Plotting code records
========================================================================
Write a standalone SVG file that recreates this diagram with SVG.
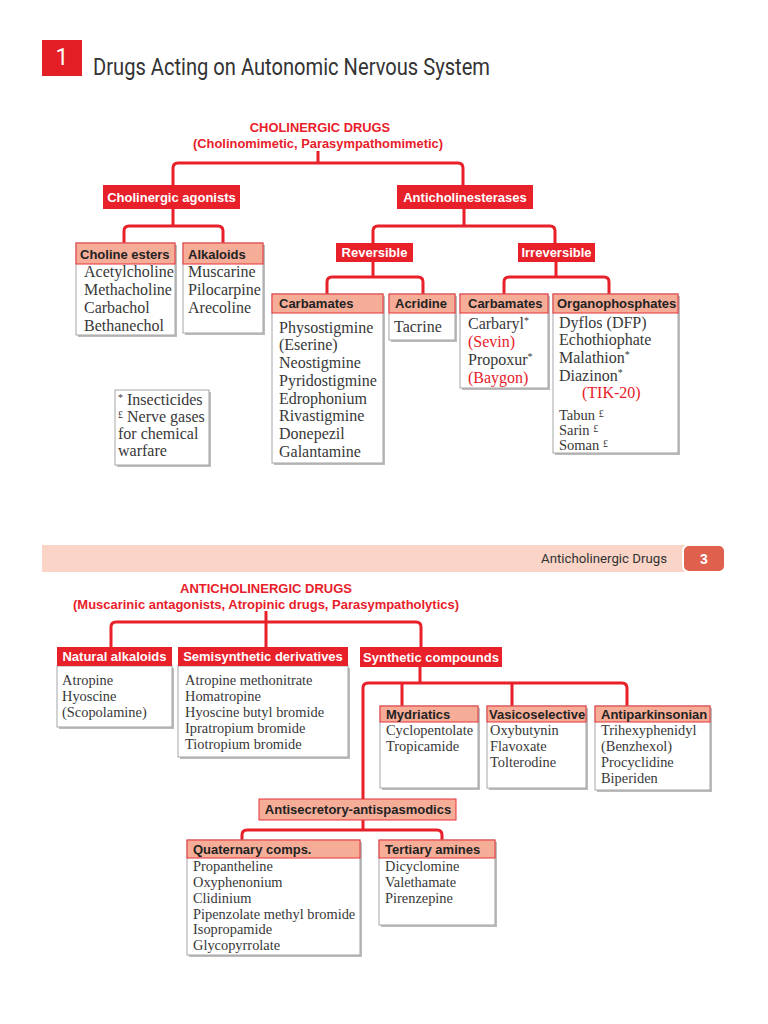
<svg xmlns="http://www.w3.org/2000/svg" width="768" height="1024" viewBox="0 0 768 1024">
<style>
.bg{fill:#ffffff}
.red{fill:#e8202a}
.hdr{fill:#f6ad98;stroke:#e8303a;stroke-width:1}
.body{fill:#ffffff;stroke:#a5a5a5;stroke-width:1}
.sh{fill:#bcbcbc}
.conn{fill:none;stroke:#e8202a;stroke-width:3;stroke-linejoin:round;stroke-linecap:butt}
.ht{font-family:"Liberation Sans",Arial,sans-serif;font-weight:bold;font-size:13px;fill:#222}
.wt{font-family:"Liberation Sans",Arial,sans-serif;font-weight:bold;font-size:13px;fill:#ffffff}
.tt{font-family:"Liberation Sans",Arial,sans-serif;font-weight:bold;font-size:12.9px;fill:#e8202a}
.t1{font-family:"Liberation Serif","Times New Roman",serif;font-size:16px;fill:#383838}
.t2{font-family:"Liberation Serif","Times New Roman",serif;font-size:14.4px;fill:#383838}
.rt{fill:#e8202a}
.sup{font-size:10px}
.sm{font-size:14.5px}
</style>
<rect class="bg" x="0" y="0" width="768" height="1024"/>

<!-- Page header -->
<g id="page-header">
<rect x="42" y="40" width="40" height="36" fill="#e31e24"/>
<text x="62" y="65" text-anchor="middle" font-family="Roboto,'Liberation Sans',sans-serif" font-size="23" fill="#ffffff">1</text>
<text x="93" y="75" font-family="Roboto,'Liberation Sans',sans-serif" font-size="23" fill="#333" textLength="397" lengthAdjust="spacingAndGlyphs">Drugs Acting on Autonomic Nervous System</text>
</g>

<!-- Connectors -->
<g id="connectors">
<path class="conn" d="M318,151 V163 M173,185 V168 Q173,163 178,163 H458 Q463,163 463,168 V185"/>
<path class="conn" d="M173,209 V226 M124,243 V231 Q124,226 129,226 H218 Q223,226 223,231 V243"/>
<path class="conn" d="M464,209 V226 M373,243 V231 Q373,226 378,226 H550 Q555,226 555,231 V243"/>
<path class="conn" d="M373,262 V277 M327,294 V282 Q327,277 332,277 H418 Q423,277 423,282 V294"/>
<path class="conn" d="M556,262 V277 M504,294 V282 Q504,277 509,277 H604 Q609,277 609,282 V294"/>
<path class="conn" d="M266,611 V647 M111,647 V627 Q111,622 116,622 H416 Q421,622 421,627 V647"/>
<path class="conn" d="M420,667 V683 M363,799 V688 Q363,683 368,683 H622 Q627,683 627,688 V706 M402,683 V706 M512,683 V706"/>
<path class="conn" d="M363,820 V830 M242,840 V835 Q242,830 247,830 H437 Q442,830 442,835 V840"/>
</g>

<!-- Top tree -->
<g id="cholinergic-drugs">
<text class="tt" x="320" y="132" text-anchor="middle">CHOLINERGIC DRUGS</text>
<text class="tt" x="318" y="148" text-anchor="middle">(Cholinomimetic, Parasympathomimetic)</text>
</g>

<g id="cholinergic-agonists">
<rect class="red" x="103" y="185" width="137" height="24"/>
<text class="wt" x="171.5" y="201.5" text-anchor="middle">Cholinergic agonists</text>
</g>

<g id="anticholinesterases">
<rect class="red" x="397" y="185" width="136" height="24"/>
<text class="wt" x="465" y="201.5" text-anchor="middle">Anticholinesterases</text>
</g>

<g id="choline-esters">
<rect class="sh" x="78" y="245" width="99" height="92"/>
<rect class="body" x="76" y="243" width="99" height="92"/>
<rect class="hdr" x="76" y="243" width="99" height="21"/>
<text class="ht" x="80" y="258.5">Choline esters</text>
<text class="t1" x="84" y="277">Acetylcholine</text>
<text class="t1" x="84" y="295">Methacholine</text>
<text class="t1" x="84" y="313">Carbachol</text>
<text class="t1" x="84" y="331">Bethanechol</text>
</g>

<g id="alkaloids">
<rect class="sh" x="185" y="245" width="80" height="90"/>
<rect class="body" x="183" y="243" width="80" height="90"/>
<rect class="hdr" x="183" y="243" width="80" height="21"/>
<text class="ht" x="188" y="258.5">Alkaloids</text>
<text class="t1" x="188" y="277">Muscarine</text>
<text class="t1" x="188" y="295">Pilocarpine</text>
<text class="t1" x="188" y="313">Arecoline</text>
</g>

<g id="reversible">
<rect class="red" x="336" y="243" width="77" height="19"/>
<text class="wt" x="374.5" y="257" text-anchor="middle">Reversible</text>
</g>

<g id="irreversible">
<rect class="red" x="518" y="243" width="77" height="19"/>
<text class="wt" x="556.5" y="257" text-anchor="middle">Irreversible</text>
</g>

<g id="carbamates-reversible">
<rect class="sh" x="274" y="296" width="111" height="169"/>
<rect class="body" x="272" y="294" width="111" height="169"/>
<rect class="hdr" x="272" y="294" width="111" height="19"/>
<text class="ht" x="279" y="308">Carbamates</text>
<text class="t1" x="279" y="333">Physostigmine</text>
<text class="t1" x="279" y="350">(Eserine)</text>
<text class="t1" x="279" y="368">Neostigmine</text>
<text class="t1" x="279" y="386">Pyridostigmine</text>
<text class="t1" x="279" y="404">Edrophonium</text>
<text class="t1" x="279" y="421">Rivastigmine</text>
<text class="t1" x="279" y="439">Donepezil</text>
<text class="t1" x="279" y="457">Galantamine</text>
</g>

<g id="acridine">
<rect class="sh" x="391" y="296" width="66" height="46"/>
<rect class="body" x="389" y="294" width="66" height="46"/>
<rect class="hdr" x="389" y="294" width="66" height="19"/>
<text class="ht" x="395" y="308">Acridine</text>
<text class="t1" x="394" y="332">Tacrine</text>
</g>

<g id="carbamates-irreversible">
<rect class="sh" x="462" y="296" width="88" height="94"/>
<rect class="body" x="460" y="294" width="88" height="94"/>
<rect class="hdr" x="460" y="294" width="88" height="19"/>
<text class="ht" x="468" y="308">Carbamates</text>
<text class="t1" x="468" y="329">Carbaryl<tspan class="sup" dy="-5">*</tspan></text>
<text class="t1 rt" x="468" y="347">(Sevin)</text>
<text class="t1" x="468" y="365">Propoxur<tspan class="sup" dy="-5">*</tspan></text>
<text class="t1 rt" x="468" y="383">(Baygon)</text>
</g>

<g id="organophosphates">
<rect class="sh" x="555" y="296" width="125" height="159"/>
<rect class="body" x="553" y="294" width="125" height="159"/>
<rect class="hdr" x="553" y="294" width="125" height="19"/>
<text class="ht" x="557" y="308">Organophosphates</text>
<text class="t1" x="559" y="328">Dyflos (DFP)</text>
<text class="t1" x="559" y="345">Echothiophate</text>
<text class="t1" x="559" y="363">Malathion<tspan class="sup" dy="-5">*</tspan></text>
<text class="t1" x="559" y="381">Diazinon<tspan class="sup" dy="-5">*</tspan></text>
<text class="t1 rt" x="582" y="398">(TIK-20)</text>
<text class="t1 sm" x="559" y="420">Tabun <tspan class="sup" dy="-3">£</tspan></text>
<text class="t1 sm" x="559" y="435">Sarin <tspan class="sup" dy="-3">£</tspan></text>
<text class="t1 sm" x="559" y="450">Soman <tspan class="sup" dy="-3">£</tspan></text>
</g>

<g id="legend">
<rect class="sh" x="117" y="392" width="94" height="75"/>
<rect class="body" x="115" y="390" width="94" height="75"/>
<text class="t1" x="118" y="405" font-size="15.5"><tspan class="sup" dy="-4">*</tspan><tspan dy="4"> Insecticides</tspan></text>
<text class="t1" x="118" y="422" font-size="15.5"><tspan class="sup" dy="-4">£</tspan><tspan dy="4"> Nerve gases</tspan></text>
<text class="t1" x="118" y="439" font-size="15.5">for chemical</text>
<text class="t1" x="118" y="456" font-size="15.5">warfare</text>
</g>

<!-- Bottom section -->
<g id="section-band">
<rect x="42" y="545" width="648" height="27" fill="#f9d4c7"/>
<rect x="683" y="545" width="42" height="27" rx="6" fill="#e0604e" stroke="#ffffff" stroke-width="2"/>
<text x="704" y="564" text-anchor="middle" font-family="'Liberation Sans',Arial,sans-serif" font-weight="bold" font-size="14" fill="#ffffff">3</text>
<text x="667" y="563" text-anchor="end" font-family="Roboto,'Liberation Sans',sans-serif" font-size="13" fill="#333" textLength="126" lengthAdjust="spacingAndGlyphs">Anticholinergic Drugs</text>
</g>

<g id="anticholinergic-drugs">
<text class="tt" x="266" y="593" text-anchor="middle" font-size="14" textLength="172" lengthAdjust="spacingAndGlyphs">ANTICHOLINERGIC DRUGS</text>
<text class="tt" x="266" y="609" text-anchor="middle" font-size="14" textLength="386" lengthAdjust="spacingAndGlyphs">(Muscarinic antagonists, Atropinic drugs, Parasympatholytics)</text>
</g>

<g id="natural-alkaloids">
<rect class="sh" x="59" y="668" width="115" height="61"/>
<rect class="body" x="57" y="666" width="115" height="61"/>
<rect class="red" x="57" y="647" width="115" height="19"/>
<text class="wt" x="114.5" y="661" text-anchor="middle">Natural alkaloids</text>
<text class="t2" x="62" y="685">Atropine</text>
<text class="t2" x="62" y="701">Hyoscine</text>
<text class="t2" x="62" y="717">(Scopolamine)</text>
</g>

<g id="semisynthetic-derivatives">
<rect class="sh" x="180" y="668" width="170" height="91"/>
<rect class="body" x="178" y="666" width="170" height="91"/>
<rect class="red" x="178" y="647" width="170" height="19"/>
<text class="wt" x="263" y="661" text-anchor="middle">Semisynthetic derivatives</text>
<text class="t2" x="185" y="685">Atropine methonitrate</text>
<text class="t2" x="185" y="701">Homatropine</text>
<text class="t2" x="185" y="717">Hyoscine butyl bromide</text>
<text class="t2" x="185" y="733">Ipratropium bromide</text>
<text class="t2" x="185" y="749">Tiotropium bromide</text>
</g>

<g id="synthetic-compounds">
<rect class="red" x="360" y="647" width="142" height="20"/>
<text class="wt" x="431" y="661.5" text-anchor="middle">Synthetic compounds</text>
</g>

<g id="mydriatics">
<rect class="sh" x="382" y="708" width="98" height="82"/>
<rect class="body" x="380" y="706" width="98" height="82"/>
<rect class="hdr" x="380" y="706" width="98" height="16"/>
<text class="ht" x="386" y="718.5">Mydriatics</text>
<text class="t2" x="386" y="735">Cyclopentolate</text>
<text class="t2" x="386" y="751">Tropicamide</text>
</g>

<g id="vasicoselective">
<rect class="sh" x="489" y="708" width="99" height="82"/>
<rect class="body" x="487" y="706" width="99" height="82"/>
<rect class="hdr" x="487" y="706" width="99" height="16"/>
<text class="ht" x="489" y="718.5">Vasicoselective</text>
<text class="t2" x="490" y="735">Oxybutynin</text>
<text class="t2" x="490" y="751">Flavoxate</text>
<text class="t2" x="490" y="767">Tolterodine</text>
</g>

<g id="antiparkinsonian">
<rect class="sh" x="597" y="708" width="115" height="84"/>
<rect class="body" x="595" y="706" width="115" height="84"/>
<rect class="hdr" x="595" y="706" width="115" height="16"/>
<text class="ht" x="601" y="718.5">Antiparkinsonian</text>
<text class="t2" x="601" y="735">Trihexyphenidyl</text>
<text class="t2" x="601" y="751">(Benzhexol)</text>
<text class="t2" x="601" y="767">Procyclidine</text>
<text class="t2" x="601" y="783">Biperiden</text>
</g>

<g id="antisecretory-antispasmodics">
<rect class="hdr" x="259" y="799" width="197" height="21"/>
<text class="ht" x="358" y="814" text-anchor="middle">Antisecretory-antispasmodics</text>
</g>

<g id="quaternary-comps">
<rect class="sh" x="189" y="842" width="173" height="115"/>
<rect class="body" x="187" y="840" width="173" height="115"/>
<rect class="hdr" x="187" y="840" width="173" height="18"/>
<text class="ht" x="193" y="853.5">Quaternary comps.</text>
<text class="t2" x="193" y="871">Propantheline</text>
<text class="t2" x="193" y="887">Oxyphenonium</text>
<text class="t2" x="193" y="903">Clidinium</text>
<text class="t2" x="193" y="919">Pipenzolate methyl bromide</text>
<text class="t2" x="193" y="934">Isopropamide</text>
<text class="t2" x="193" y="950">Glycopyrrolate</text>
</g>

<g id="tertiary-amines">
<rect class="sh" x="381" y="842" width="116" height="85"/>
<rect class="body" x="379" y="840" width="116" height="85"/>
<rect class="hdr" x="379" y="840" width="116" height="18"/>
<text class="ht" x="385" y="853.5">Tertiary amines</text>
<text class="t2" x="385" y="871">Dicyclomine</text>
<text class="t2" x="385" y="887">Valethamate</text>
<text class="t2" x="385" y="903">Pirenzepine</text>
</g>
</svg>
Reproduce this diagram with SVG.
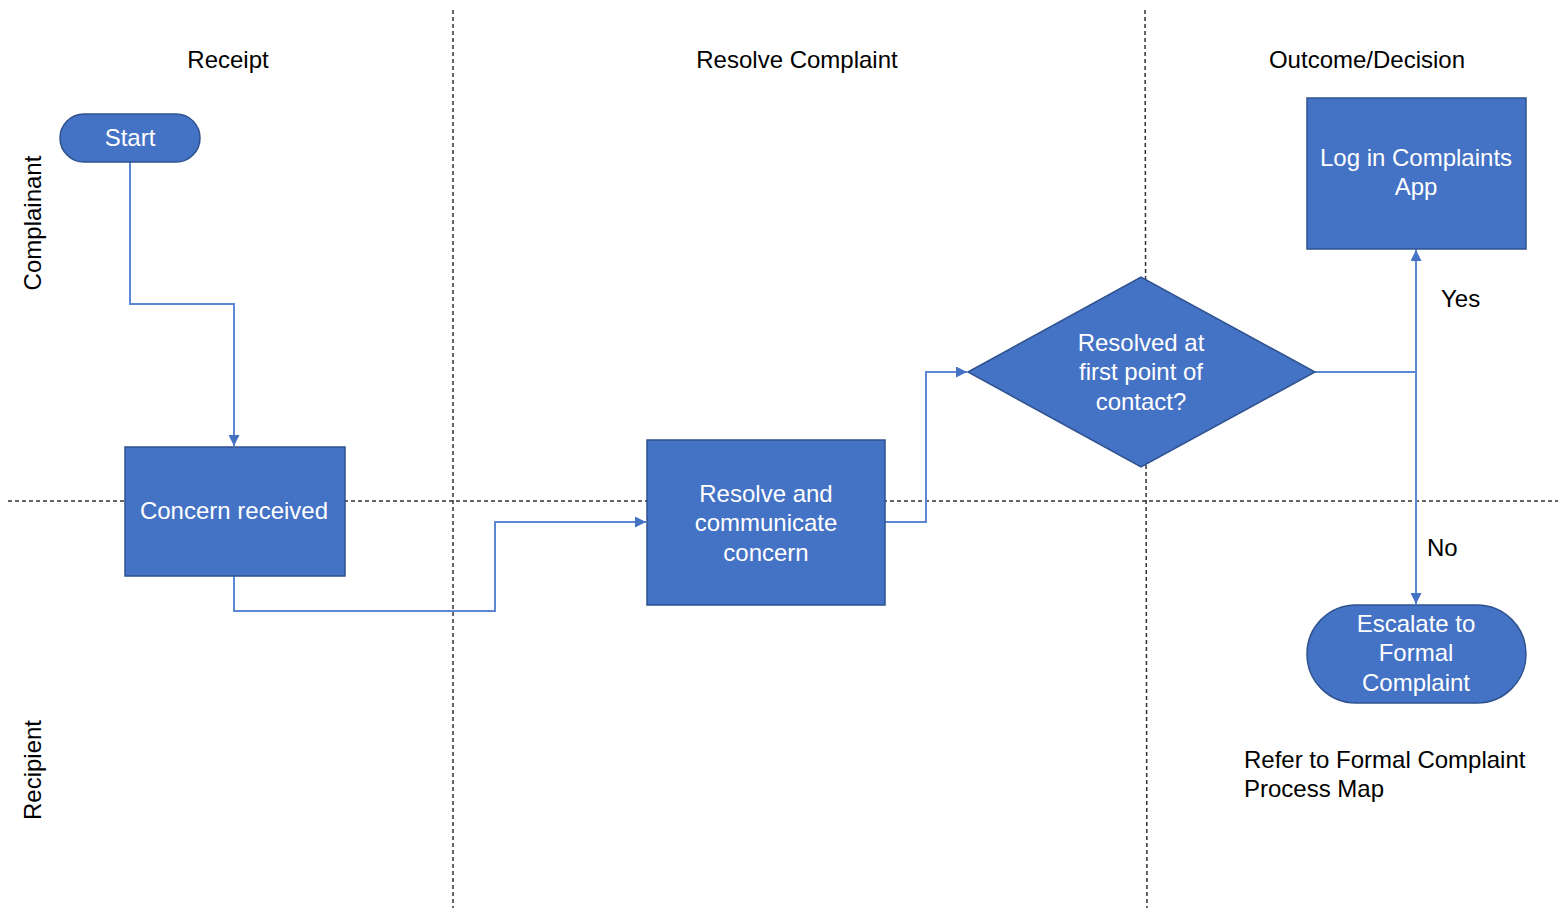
<svg xmlns="http://www.w3.org/2000/svg" width="1560" height="908" viewBox="0 0 1560 908">
<style>
.lane{stroke:#333;stroke-width:1.5;stroke-dasharray:4 3;fill:none}
.box{fill:#4472C4;stroke:#2F528F;stroke-width:1.5}
.t{font-family:"Liberation Sans",Arial,sans-serif;font-size:24px;fill:#fff;text-anchor:middle}
.k{font-family:"Liberation Sans",Arial,sans-serif;font-size:24px;fill:#000}
.c{stroke:#5B87D4;stroke-width:2;fill:none}
</style>
<defs>
<marker id="arr" viewBox="0 0 10 10" refX="10" refY="5" markerWidth="5.5" markerHeight="5.5" orient="auto" markerUnits="strokeWidth">
<path d="M0,0 L10,5 L0,10 z" fill="#4472C4"/>
</marker>
</defs>
<rect width="1560" height="908" fill="#fff"/>
<g id="lanes">
<line class="lane" x1="453" y1="10" x2="453" y2="908"/>
<line class="lane" x1="1145" y1="10" x2="1147" y2="908"/>
<line class="lane" x1="8" y1="501" x2="1558" y2="501"/>
</g>
<g id="headers">
<text class="k" x="228" y="68" text-anchor="middle">Receipt</text>
<text class="k" x="797" y="68" text-anchor="middle">Resolve Complaint</text>
<text class="k" x="1367" y="68" text-anchor="middle">Outcome/Decision</text>
<text class="k" transform="translate(41,223) rotate(-90)" text-anchor="middle">Complainant</text>
<text class="k" transform="translate(41,770) rotate(-90)" text-anchor="middle">Recipient</text>
</g>
<g id="connectors">
<polyline class="c" points="130,162 130,304 234,304 234,446" marker-end="url(#arr)"/>
<polyline class="c" points="234,576 234,611 495,611 495,522 646,522" marker-end="url(#arr)"/>
<polyline class="c" points="885,522 926,522 926,372 967,372" marker-end="url(#arr)"/>
<polyline class="c" points="1315,372 1416,372"/>
<line class="c" x1="1416" y1="372" x2="1416" y2="250" marker-end="url(#arr)"/>
<line class="c" x1="1416" y1="372" x2="1416" y2="604" marker-end="url(#arr)"/>
<text class="k" x="1441" y="307">Yes</text>
<text class="k" x="1427" y="556">No</text>
</g>
<g id="start">
<rect class="box" x="60" y="114" width="140" height="48" rx="24"/>
<text class="t" x="130" y="146">Start</text>
</g>
<g id="concern-received">
<rect class="box" x="125" y="447" width="220" height="129"/>
<text class="t" x="234" y="519">Concern received</text>
</g>
<g id="resolve-communicate">
<rect class="box" x="647" y="440" width="238" height="165"/>
<text class="t" x="766" y="502">Resolve and</text>
<text class="t" x="766" y="531">communicate</text>
<text class="t" x="766" y="561">concern</text>
</g>
<g id="decision">
<polygon class="box" points="968,372 1141,277 1315,372 1141,467"/>
<text class="t" x="1141" y="351">Resolved at</text>
<text class="t" x="1141" y="380">first point of</text>
<text class="t" x="1141" y="410">contact?</text>
</g>
<g id="log-app">
<rect class="box" x="1307" y="98" width="219" height="151"/>
<text class="t" x="1416" y="166">Log in Complaints</text>
<text class="t" x="1416" y="195">App</text>
</g>
<g id="escalate">
<rect class="box" x="1307" y="605" width="219" height="98" rx="49"/>
<text class="t" x="1416" y="632">Escalate to</text>
<text class="t" x="1416" y="661">Formal</text>
<text class="t" x="1416" y="691">Complaint</text>
</g>
<g id="note">
<text class="k" x="1244" y="768">Refer to Formal Complaint</text>
<text class="k" x="1244" y="797">Process Map</text>
</g>
</svg>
========================================================================
## EXERCISE DESCRIPTION
List all lines above in which the string "with" appears.

## ANSWER TO THIS TASK
Write a standalone SVG file that recreates this diagram with SVG.
Reproduce this diagram with SVG.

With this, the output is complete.